The One-Day War of 2023 in Nagorno-Karabakh: Facts and Figures Versus Falsification

The One-Day War of 2023 in Nagorno-Karabakh: Facts and Figures Versus Falsification

19.09.2025

 

In Armenian media, one can often hear the claim made by some politicians and propagandists that on September 19–20, 2023, Artsakh did not fight and simply “surrendered without a shot.”

Such narratives are spread by the Armenian authorities and by those close to them, as well as their affiliated media resources, with the aim of creating a certain psychological mood in society and placing the blame for the loss of Artsakh solely on the Armenians of Nagorno-Karabakh and others.

In reality, after midday on September 19, 2023, Nagorno-Karabakh’s defense units engaged in combat operations under conditions of complete encirclement, with no coordination or operational cohesion, no food, no reserves, no ammunition supply, and under siege — conditions that were in some ways a major surprise for the adversary, who expected to suffer far fewer losses. After several local clashes on the Armenian-Azerbaijani border and the large-scale attack on Armenia’s territory in September 2022, the adversary may have thought that strong resistance could not be expected from the self-defense forces of Artsakh, which were demoralized after the last war and exhausted from a long blockade.

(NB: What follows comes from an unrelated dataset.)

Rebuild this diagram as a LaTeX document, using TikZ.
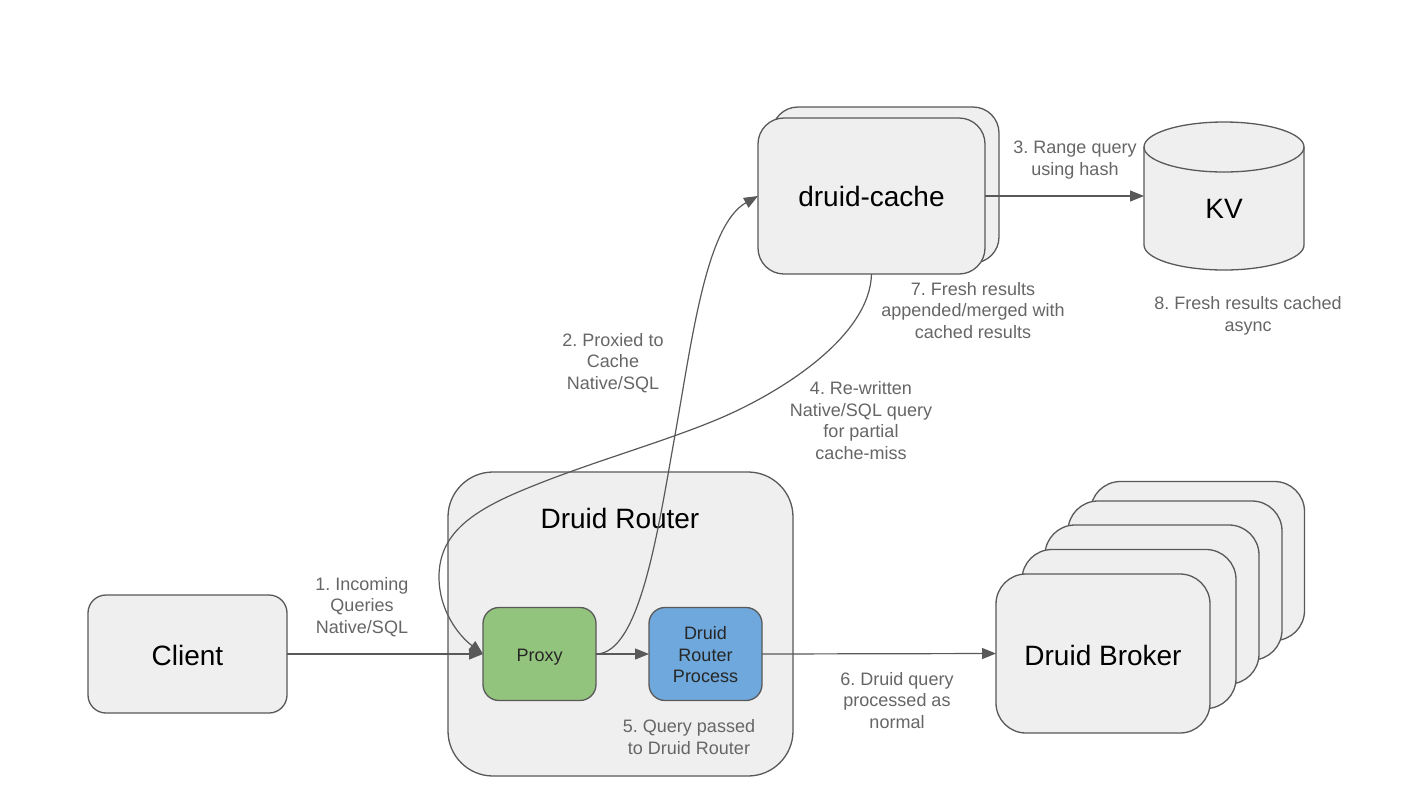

Let us state in advance that yes, the enemy managed to achieve the objectives it had set for itself within 24 hours, blocking the main roads and encircling Stepanakert. But it did not come easily, as might have been assumed.

On the “Commando” and “Yashma” Units


A significant portion of the overall personnel losses was suffered by Azerbaijan’s assault units from the “Commando” brigades, which had been trained by Turkish specialists as part of the full restructuring of the army and its transition to the Turkish model.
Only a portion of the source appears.